## GIVEN INFORMATION

_ _ _ _ _

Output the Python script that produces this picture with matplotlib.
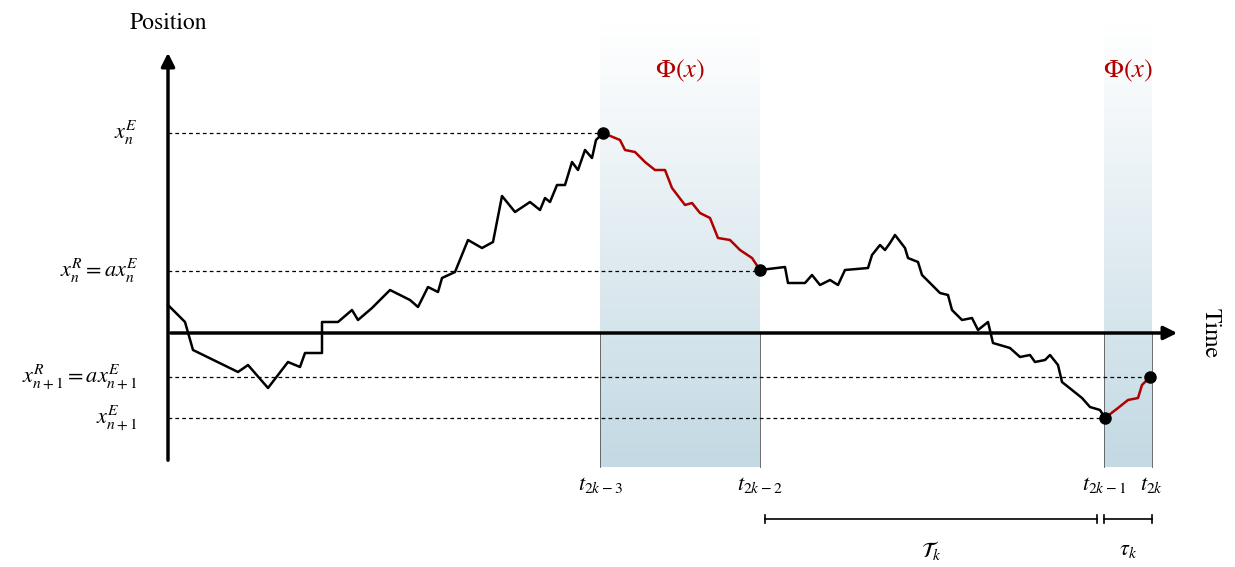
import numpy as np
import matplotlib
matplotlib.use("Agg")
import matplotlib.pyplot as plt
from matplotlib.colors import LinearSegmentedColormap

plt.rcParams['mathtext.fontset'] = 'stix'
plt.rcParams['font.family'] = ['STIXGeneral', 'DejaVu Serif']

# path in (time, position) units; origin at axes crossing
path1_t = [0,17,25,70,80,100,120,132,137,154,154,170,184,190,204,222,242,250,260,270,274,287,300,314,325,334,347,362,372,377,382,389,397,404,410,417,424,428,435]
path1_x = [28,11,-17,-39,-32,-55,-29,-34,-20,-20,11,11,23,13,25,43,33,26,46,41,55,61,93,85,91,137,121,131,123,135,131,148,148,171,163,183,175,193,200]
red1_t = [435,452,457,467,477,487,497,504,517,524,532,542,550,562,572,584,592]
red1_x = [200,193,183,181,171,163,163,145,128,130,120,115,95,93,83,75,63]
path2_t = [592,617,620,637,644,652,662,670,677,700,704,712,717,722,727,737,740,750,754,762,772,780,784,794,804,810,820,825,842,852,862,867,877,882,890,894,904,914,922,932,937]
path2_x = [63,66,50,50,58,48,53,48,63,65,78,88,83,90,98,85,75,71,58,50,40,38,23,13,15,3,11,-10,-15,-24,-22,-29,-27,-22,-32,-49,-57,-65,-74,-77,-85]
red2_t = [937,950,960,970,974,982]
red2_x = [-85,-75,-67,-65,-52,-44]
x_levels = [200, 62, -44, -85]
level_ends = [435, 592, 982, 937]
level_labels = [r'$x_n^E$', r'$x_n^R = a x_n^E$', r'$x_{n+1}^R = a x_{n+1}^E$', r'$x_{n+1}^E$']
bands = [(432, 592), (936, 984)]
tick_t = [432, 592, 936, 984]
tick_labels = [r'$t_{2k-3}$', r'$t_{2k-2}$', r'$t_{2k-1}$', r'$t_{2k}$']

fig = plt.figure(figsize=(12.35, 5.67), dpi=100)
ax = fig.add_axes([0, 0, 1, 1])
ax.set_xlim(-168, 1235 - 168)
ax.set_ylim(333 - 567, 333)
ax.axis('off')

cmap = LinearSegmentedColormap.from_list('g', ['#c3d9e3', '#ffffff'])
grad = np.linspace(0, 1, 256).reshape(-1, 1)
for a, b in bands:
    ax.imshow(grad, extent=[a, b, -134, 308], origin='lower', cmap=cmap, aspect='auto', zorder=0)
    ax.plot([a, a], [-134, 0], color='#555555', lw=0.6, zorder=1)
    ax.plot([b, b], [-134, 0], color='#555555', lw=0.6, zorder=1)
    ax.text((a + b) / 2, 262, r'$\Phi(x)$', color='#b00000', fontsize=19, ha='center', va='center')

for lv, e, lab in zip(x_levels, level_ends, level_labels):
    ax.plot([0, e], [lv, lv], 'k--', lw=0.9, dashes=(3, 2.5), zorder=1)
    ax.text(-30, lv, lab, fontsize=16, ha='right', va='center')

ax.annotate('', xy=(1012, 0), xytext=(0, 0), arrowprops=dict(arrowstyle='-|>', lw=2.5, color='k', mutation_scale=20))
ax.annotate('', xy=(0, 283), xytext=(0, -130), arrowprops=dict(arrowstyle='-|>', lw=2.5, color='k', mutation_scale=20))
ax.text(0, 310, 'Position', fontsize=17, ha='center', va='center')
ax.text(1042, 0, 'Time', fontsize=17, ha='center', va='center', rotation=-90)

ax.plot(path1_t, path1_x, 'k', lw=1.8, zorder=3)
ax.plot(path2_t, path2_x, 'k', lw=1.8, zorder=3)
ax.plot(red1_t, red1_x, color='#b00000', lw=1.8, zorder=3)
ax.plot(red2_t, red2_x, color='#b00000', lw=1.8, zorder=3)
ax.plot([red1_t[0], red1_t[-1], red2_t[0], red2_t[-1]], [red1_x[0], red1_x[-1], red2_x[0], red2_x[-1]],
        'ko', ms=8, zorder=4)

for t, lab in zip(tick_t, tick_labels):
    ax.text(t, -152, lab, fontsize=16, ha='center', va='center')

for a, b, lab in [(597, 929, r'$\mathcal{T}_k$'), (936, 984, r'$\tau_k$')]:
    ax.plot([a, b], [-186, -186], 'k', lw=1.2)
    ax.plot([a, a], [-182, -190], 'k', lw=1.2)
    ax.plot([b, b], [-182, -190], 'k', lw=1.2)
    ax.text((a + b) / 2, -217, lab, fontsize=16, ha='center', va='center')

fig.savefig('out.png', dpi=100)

_ _ _ _ _

## GIVEN EXERCISE
Skip every picture and return the lines above from the top through the one that contains "from matplotlib.colors import".

## RESPONSE BELOW
Output the Python script that produces this picture with matplotlib.
import numpy as np
import matplotlib
matplotlib.use("Agg")
import matplotlib.pyplot as plt
from matplotlib.colors import LinearSegmentedColormap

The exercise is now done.